**Problem description**: Copy out the data below as written; omit any images.

─── Records provided ───

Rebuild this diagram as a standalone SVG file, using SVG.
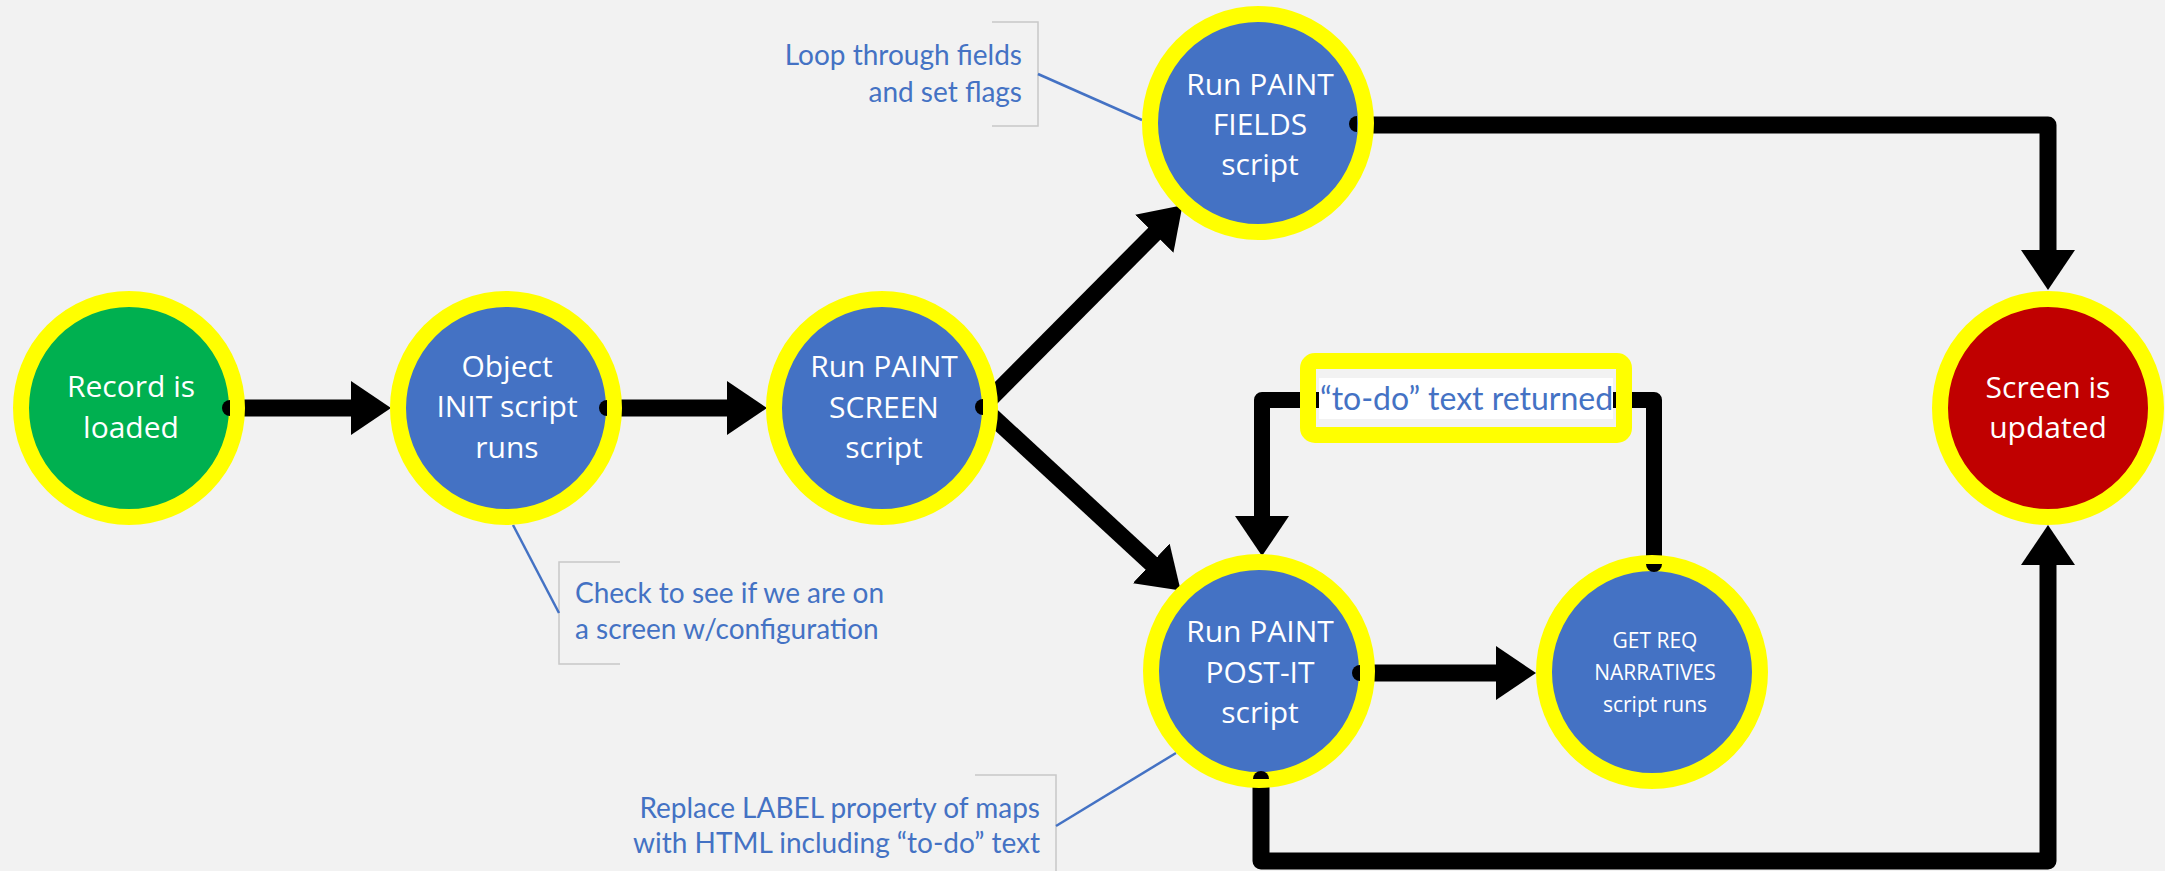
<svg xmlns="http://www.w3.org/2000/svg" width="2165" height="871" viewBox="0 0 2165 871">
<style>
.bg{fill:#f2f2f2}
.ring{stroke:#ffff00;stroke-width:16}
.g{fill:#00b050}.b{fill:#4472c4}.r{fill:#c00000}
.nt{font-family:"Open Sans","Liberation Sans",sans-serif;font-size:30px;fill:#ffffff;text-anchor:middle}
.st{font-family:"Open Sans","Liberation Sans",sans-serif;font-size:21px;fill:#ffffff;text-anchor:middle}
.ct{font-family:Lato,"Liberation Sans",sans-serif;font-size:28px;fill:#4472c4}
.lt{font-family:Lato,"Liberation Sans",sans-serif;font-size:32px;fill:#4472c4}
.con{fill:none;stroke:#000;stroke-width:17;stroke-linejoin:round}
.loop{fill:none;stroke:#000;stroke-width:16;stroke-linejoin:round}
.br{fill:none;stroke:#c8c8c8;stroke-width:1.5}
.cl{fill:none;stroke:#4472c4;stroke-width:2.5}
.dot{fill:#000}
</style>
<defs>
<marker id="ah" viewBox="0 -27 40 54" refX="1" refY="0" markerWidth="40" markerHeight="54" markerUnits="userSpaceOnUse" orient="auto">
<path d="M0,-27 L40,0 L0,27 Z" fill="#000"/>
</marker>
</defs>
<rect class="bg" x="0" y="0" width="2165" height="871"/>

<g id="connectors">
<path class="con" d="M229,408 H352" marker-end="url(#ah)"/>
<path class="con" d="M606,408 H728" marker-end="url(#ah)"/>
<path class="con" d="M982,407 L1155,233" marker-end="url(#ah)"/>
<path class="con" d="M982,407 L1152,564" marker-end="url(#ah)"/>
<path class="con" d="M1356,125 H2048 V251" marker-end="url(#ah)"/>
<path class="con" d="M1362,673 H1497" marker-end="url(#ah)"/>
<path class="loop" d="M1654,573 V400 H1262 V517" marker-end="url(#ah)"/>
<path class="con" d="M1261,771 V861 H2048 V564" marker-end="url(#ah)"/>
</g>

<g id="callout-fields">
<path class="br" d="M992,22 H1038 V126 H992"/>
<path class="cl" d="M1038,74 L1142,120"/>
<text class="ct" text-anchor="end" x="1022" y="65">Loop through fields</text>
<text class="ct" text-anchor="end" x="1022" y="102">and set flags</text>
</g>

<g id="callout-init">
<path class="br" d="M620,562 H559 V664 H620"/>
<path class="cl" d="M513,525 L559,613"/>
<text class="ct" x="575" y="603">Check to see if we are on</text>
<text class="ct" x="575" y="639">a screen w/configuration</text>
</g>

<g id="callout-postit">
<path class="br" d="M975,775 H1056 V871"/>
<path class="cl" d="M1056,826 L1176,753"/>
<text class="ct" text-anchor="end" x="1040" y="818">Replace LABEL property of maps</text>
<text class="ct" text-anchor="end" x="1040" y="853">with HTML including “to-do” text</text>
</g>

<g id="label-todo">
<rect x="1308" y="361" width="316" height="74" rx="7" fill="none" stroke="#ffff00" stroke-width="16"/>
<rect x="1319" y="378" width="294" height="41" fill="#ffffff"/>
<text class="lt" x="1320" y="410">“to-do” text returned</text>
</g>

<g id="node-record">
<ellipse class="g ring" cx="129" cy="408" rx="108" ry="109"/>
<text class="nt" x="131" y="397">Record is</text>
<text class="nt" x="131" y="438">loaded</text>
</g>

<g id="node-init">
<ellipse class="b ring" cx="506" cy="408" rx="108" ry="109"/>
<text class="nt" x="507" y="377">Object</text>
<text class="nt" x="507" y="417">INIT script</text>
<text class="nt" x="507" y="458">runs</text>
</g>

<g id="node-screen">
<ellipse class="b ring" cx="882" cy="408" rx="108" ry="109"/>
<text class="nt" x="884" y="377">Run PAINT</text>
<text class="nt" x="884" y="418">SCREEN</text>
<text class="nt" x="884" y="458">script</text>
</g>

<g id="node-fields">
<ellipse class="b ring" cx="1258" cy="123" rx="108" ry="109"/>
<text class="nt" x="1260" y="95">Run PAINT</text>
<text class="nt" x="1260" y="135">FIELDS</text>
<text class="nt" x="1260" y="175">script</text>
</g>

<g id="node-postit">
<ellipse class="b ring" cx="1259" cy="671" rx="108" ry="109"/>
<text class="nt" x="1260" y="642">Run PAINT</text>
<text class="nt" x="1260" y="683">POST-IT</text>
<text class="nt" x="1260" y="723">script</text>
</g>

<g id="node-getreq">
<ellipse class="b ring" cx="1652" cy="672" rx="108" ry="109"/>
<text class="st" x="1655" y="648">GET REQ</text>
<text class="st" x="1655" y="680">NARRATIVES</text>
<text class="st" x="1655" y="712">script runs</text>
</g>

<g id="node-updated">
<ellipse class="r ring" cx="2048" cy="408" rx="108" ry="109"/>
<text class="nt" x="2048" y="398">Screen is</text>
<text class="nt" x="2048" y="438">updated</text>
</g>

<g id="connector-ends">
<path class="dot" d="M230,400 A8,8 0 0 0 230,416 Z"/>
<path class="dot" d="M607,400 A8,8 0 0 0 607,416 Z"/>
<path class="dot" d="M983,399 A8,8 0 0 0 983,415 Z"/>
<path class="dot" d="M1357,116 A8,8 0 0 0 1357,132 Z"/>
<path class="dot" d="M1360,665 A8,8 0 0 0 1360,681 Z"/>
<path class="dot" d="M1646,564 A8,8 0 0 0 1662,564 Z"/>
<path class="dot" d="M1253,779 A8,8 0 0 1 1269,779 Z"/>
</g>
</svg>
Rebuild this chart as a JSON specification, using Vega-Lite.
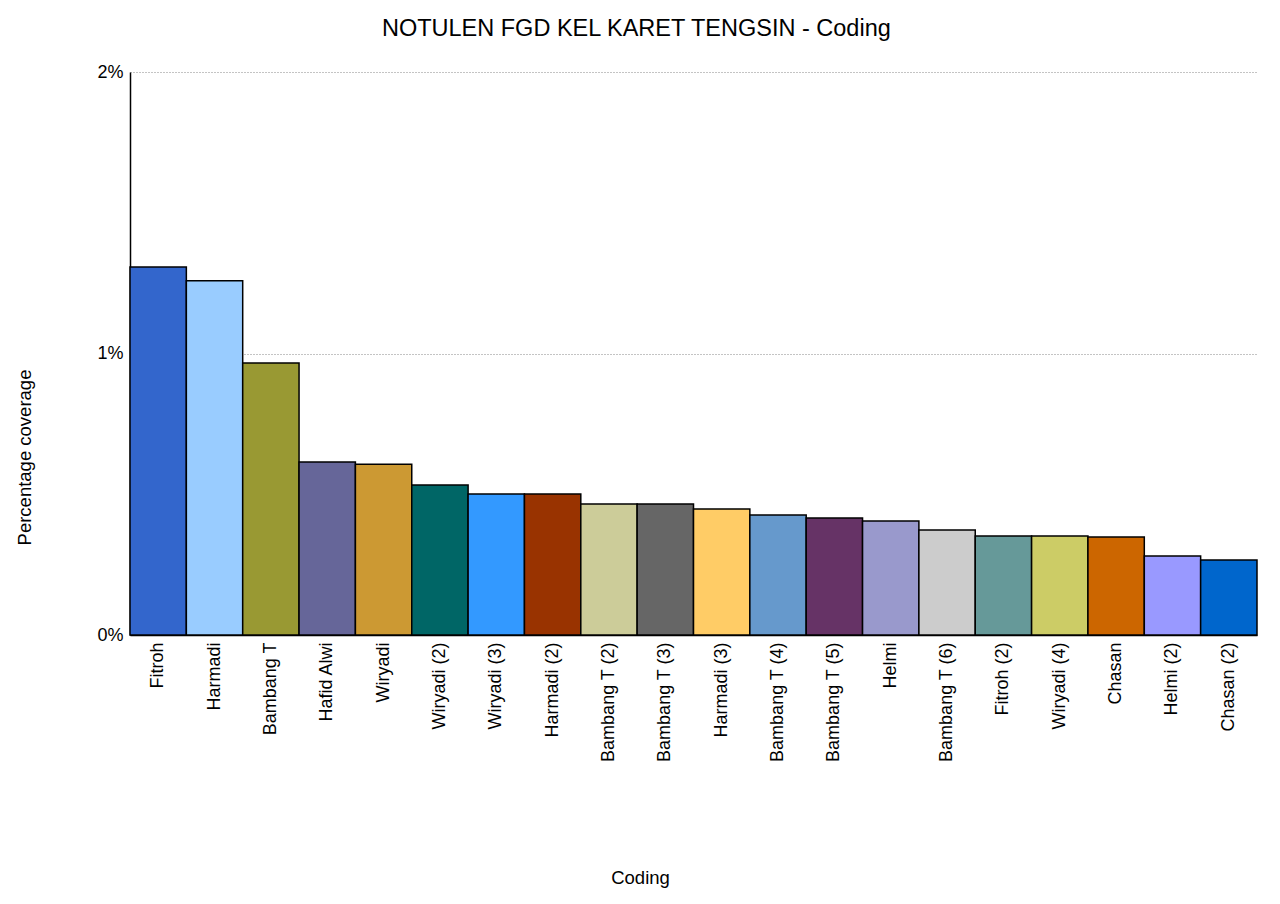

───

**Answer to the exercise**:
Rebuild this diagram as a standalone SVG file, using SVG.
<svg xmlns="http://www.w3.org/2000/svg" width="2165" height="871" viewBox="0 0 2165 871">
<style>
.bg{fill:#f2f2f2}
.ring{stroke:#ffff00;stroke-width:16}
.g{fill:#00b050}.b{fill:#4472c4}.r{fill:#c00000}
.nt{font-family:"Open Sans","Liberation Sans",sans-serif;font-size:30px;fill:#ffffff;text-anchor:middle}
.st{font-family:"Open Sans","Liberation Sans",sans-serif;font-size:21px;fill:#ffffff;text-anchor:middle}
.ct{font-family:Lato,"Liberation Sans",sans-serif;font-size:28px;fill:#4472c4}
.lt{font-family:Lato,"Liberation Sans",sans-serif;font-size:32px;fill:#4472c4}
.con{fill:none;stroke:#000;stroke-width:17;stroke-linejoin:round}
.loop{fill:none;stroke:#000;stroke-width:16;stroke-linejoin:round}
.br{fill:none;stroke:#c8c8c8;stroke-width:1.5}
.cl{fill:none;stroke:#4472c4;stroke-width:2.5}
.dot{fill:#000}
</style>
<defs>
<marker id="ah" viewBox="0 -27 40 54" refX="1" refY="0" markerWidth="40" markerHeight="54" markerUnits="userSpaceOnUse" orient="auto">
<path d="M0,-27 L40,0 L0,27 Z" fill="#000"/>
</marker>
</defs>
<rect class="bg" x="0" y="0" width="2165" height="871"/>

<g id="connectors">
<path class="con" d="M229,408 H352" marker-end="url(#ah)"/>
<path class="con" d="M606,408 H728" marker-end="url(#ah)"/>
<path class="con" d="M982,407 L1155,233" marker-end="url(#ah)"/>
<path class="con" d="M982,407 L1152,564" marker-end="url(#ah)"/>
<path class="con" d="M1356,125 H2048 V251" marker-end="url(#ah)"/>
<path class="con" d="M1362,673 H1497" marker-end="url(#ah)"/>
<path class="loop" d="M1654,573 V400 H1262 V517" marker-end="url(#ah)"/>
<path class="con" d="M1261,771 V861 H2048 V564" marker-end="url(#ah)"/>
</g>

<g id="callout-fields">
<path class="br" d="M992,22 H1038 V126 H992"/>
<path class="cl" d="M1038,74 L1142,120"/>
<text class="ct" text-anchor="end" x="1022" y="65">Loop through fields</text>
<text class="ct" text-anchor="end" x="1022" y="102">and set flags</text>
</g>

<g id="callout-init">
<path class="br" d="M620,562 H559 V664 H620"/>
<path class="cl" d="M513,525 L559,613"/>
<text class="ct" x="575" y="603">Check to see if we are on</text>
<text class="ct" x="575" y="639">a screen w/configuration</text>
</g>

<g id="callout-postit">
<path class="br" d="M975,775 H1056 V871"/>
<path class="cl" d="M1056,826 L1176,753"/>
<text class="ct" text-anchor="end" x="1040" y="818">Replace LABEL property of maps</text>
<text class="ct" text-anchor="end" x="1040" y="853">with HTML including “to-do” text</text>
</g>

<g id="label-todo">
<rect x="1308" y="361" width="316" height="74" rx="7" fill="none" stroke="#ffff00" stroke-width="16"/>
<rect x="1319" y="378" width="294" height="41" fill="#ffffff"/>
<text class="lt" x="1320" y="410">“to-do” text returned</text>
</g>

<g id="node-record">
<ellipse class="g ring" cx="129" cy="408" rx="108" ry="109"/>
<text class="nt" x="131" y="397">Record is</text>
<text class="nt" x="131" y="438">loaded</text>
</g>

<g id="node-init">
<ellipse class="b ring" cx="506" cy="408" rx="108" ry="109"/>
<text class="nt" x="507" y="377">Object</text>
<text class="nt" x="507" y="417">INIT script</text>
<text class="nt" x="507" y="458">runs</text>
</g>

<g id="node-screen">
<ellipse class="b ring" cx="882" cy="408" rx="108" ry="109"/>
<text class="nt" x="884" y="377">Run PAINT</text>
<text class="nt" x="884" y="418">SCREEN</text>
<text class="nt" x="884" y="458">script</text>
</g>

<g id="node-fields">
<ellipse class="b ring" cx="1258" cy="123" rx="108" ry="109"/>
<text class="nt" x="1260" y="95">Run PAINT</text>
<text class="nt" x="1260" y="135">FIELDS</text>
<text class="nt" x="1260" y="175">script</text>
</g>

<g id="node-postit">
<ellipse class="b ring" cx="1259" cy="671" rx="108" ry="109"/>
<text class="nt" x="1260" y="642">Run PAINT</text>
<text class="nt" x="1260" y="683">POST-IT</text>
<text class="nt" x="1260" y="723">script</text>
</g>

<g id="node-getreq">
<ellipse class="b ring" cx="1652" cy="672" rx="108" ry="109"/>
<text class="st" x="1655" y="648">GET REQ</text>
<text class="st" x="1655" y="680">NARRATIVES</text>
<text class="st" x="1655" y="712">script runs</text>
</g>

<g id="node-updated">
<ellipse class="r ring" cx="2048" cy="408" rx="108" ry="109"/>
<text class="nt" x="2048" y="398">Screen is</text>
<text class="nt" x="2048" y="438">updated</text>
</g>

<g id="connector-ends">
<path class="dot" d="M230,400 A8,8 0 0 0 230,416 Z"/>
<path class="dot" d="M607,400 A8,8 0 0 0 607,416 Z"/>
<path class="dot" d="M983,399 A8,8 0 0 0 983,415 Z"/>
<path class="dot" d="M1357,116 A8,8 0 0 0 1357,132 Z"/>
<path class="dot" d="M1360,665 A8,8 0 0 0 1360,681 Z"/>
<path class="dot" d="M1646,564 A8,8 0 0 0 1662,564 Z"/>
<path class="dot" d="M1253,779 A8,8 0 0 1 1269,779 Z"/>
</g>
</svg>
Rebuild this chart as a JSON specification, using Vega-Lite.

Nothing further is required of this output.